→ **Problem to solve**
Isolate every line in the data with the string "this" and copy it.

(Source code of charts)

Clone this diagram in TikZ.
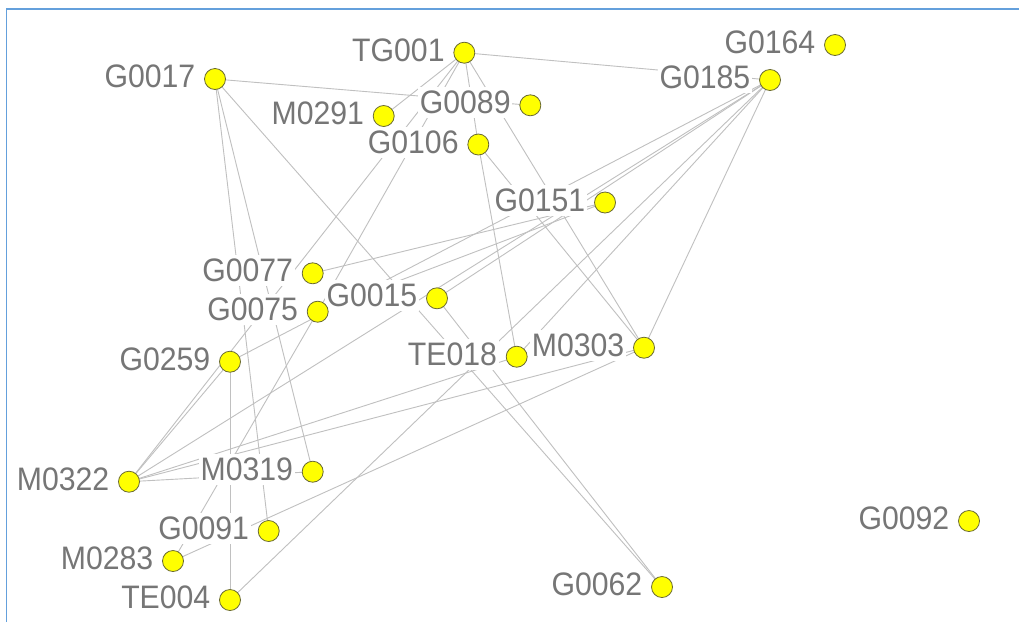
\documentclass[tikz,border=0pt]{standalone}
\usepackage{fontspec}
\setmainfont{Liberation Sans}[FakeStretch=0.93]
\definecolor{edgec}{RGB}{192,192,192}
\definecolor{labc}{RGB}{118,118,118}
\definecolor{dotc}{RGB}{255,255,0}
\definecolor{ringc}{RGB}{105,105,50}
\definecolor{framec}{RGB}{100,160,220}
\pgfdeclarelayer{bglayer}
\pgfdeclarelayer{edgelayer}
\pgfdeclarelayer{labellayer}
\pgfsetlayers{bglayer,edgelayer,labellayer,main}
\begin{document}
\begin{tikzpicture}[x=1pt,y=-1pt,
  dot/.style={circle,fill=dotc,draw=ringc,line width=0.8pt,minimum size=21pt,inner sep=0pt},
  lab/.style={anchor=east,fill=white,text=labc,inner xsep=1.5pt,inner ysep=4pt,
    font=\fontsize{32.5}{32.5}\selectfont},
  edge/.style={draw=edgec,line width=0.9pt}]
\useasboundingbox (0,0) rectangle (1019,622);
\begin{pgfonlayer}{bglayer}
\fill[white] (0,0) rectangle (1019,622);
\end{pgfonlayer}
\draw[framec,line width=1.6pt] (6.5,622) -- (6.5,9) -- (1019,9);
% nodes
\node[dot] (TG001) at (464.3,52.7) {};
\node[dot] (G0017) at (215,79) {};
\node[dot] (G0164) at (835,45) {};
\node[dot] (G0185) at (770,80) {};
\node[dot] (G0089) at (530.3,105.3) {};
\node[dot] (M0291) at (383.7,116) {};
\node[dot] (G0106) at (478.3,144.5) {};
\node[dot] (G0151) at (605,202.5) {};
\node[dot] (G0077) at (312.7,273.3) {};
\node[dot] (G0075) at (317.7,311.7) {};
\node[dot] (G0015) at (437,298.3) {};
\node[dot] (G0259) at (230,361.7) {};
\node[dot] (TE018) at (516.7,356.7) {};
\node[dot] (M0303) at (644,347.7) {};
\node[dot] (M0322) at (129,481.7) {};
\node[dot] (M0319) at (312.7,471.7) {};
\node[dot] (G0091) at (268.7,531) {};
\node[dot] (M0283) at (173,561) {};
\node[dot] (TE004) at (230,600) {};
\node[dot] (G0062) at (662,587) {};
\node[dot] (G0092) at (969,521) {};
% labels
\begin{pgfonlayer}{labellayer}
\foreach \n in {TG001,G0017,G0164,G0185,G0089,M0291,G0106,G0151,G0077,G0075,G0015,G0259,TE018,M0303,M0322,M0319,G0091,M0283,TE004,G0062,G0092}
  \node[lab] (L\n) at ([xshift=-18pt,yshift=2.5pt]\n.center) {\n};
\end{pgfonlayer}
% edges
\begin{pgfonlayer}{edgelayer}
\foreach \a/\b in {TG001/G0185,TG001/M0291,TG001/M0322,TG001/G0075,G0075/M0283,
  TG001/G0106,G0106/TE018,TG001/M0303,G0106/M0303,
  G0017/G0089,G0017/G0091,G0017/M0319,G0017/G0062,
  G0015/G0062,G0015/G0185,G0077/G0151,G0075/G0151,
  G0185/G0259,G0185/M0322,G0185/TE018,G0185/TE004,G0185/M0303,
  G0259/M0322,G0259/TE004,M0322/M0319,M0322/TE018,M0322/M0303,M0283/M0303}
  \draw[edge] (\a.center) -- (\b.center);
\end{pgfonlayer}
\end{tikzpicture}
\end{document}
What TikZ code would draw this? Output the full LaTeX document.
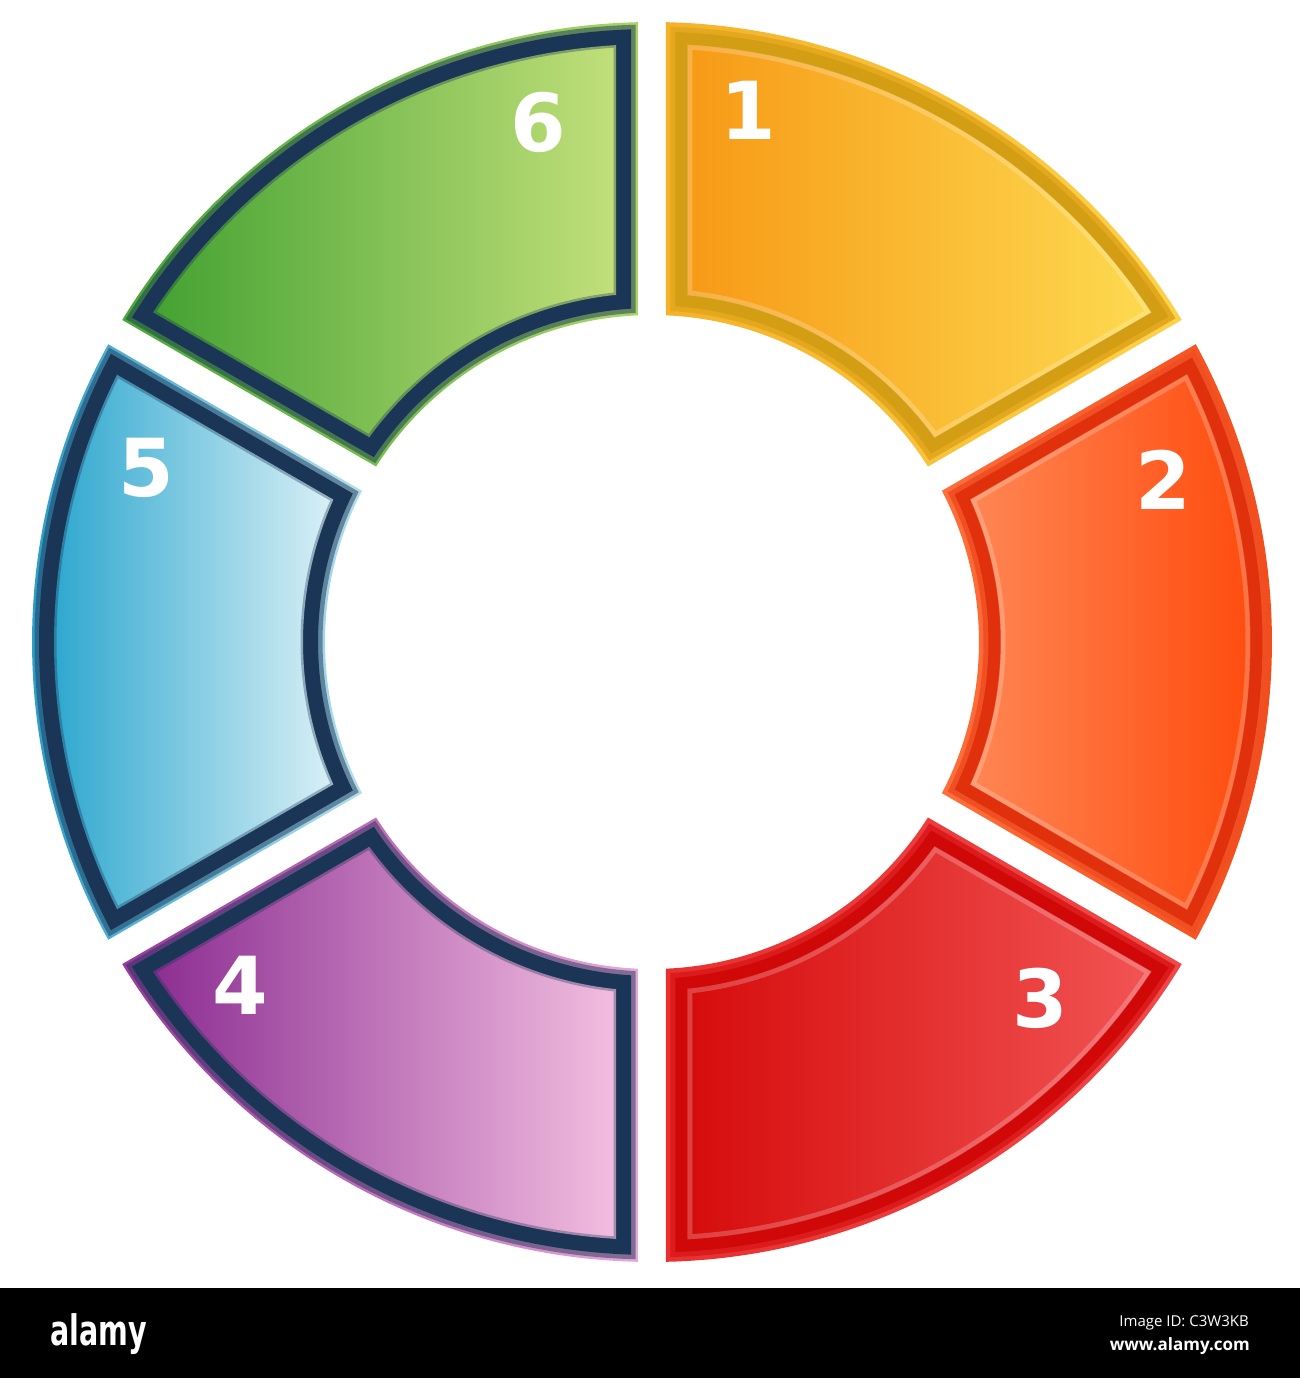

→ **Answer to the exercise**
Clone this diagram in TikZ.
What TikZ code would draw this? Output the full LaTeX document.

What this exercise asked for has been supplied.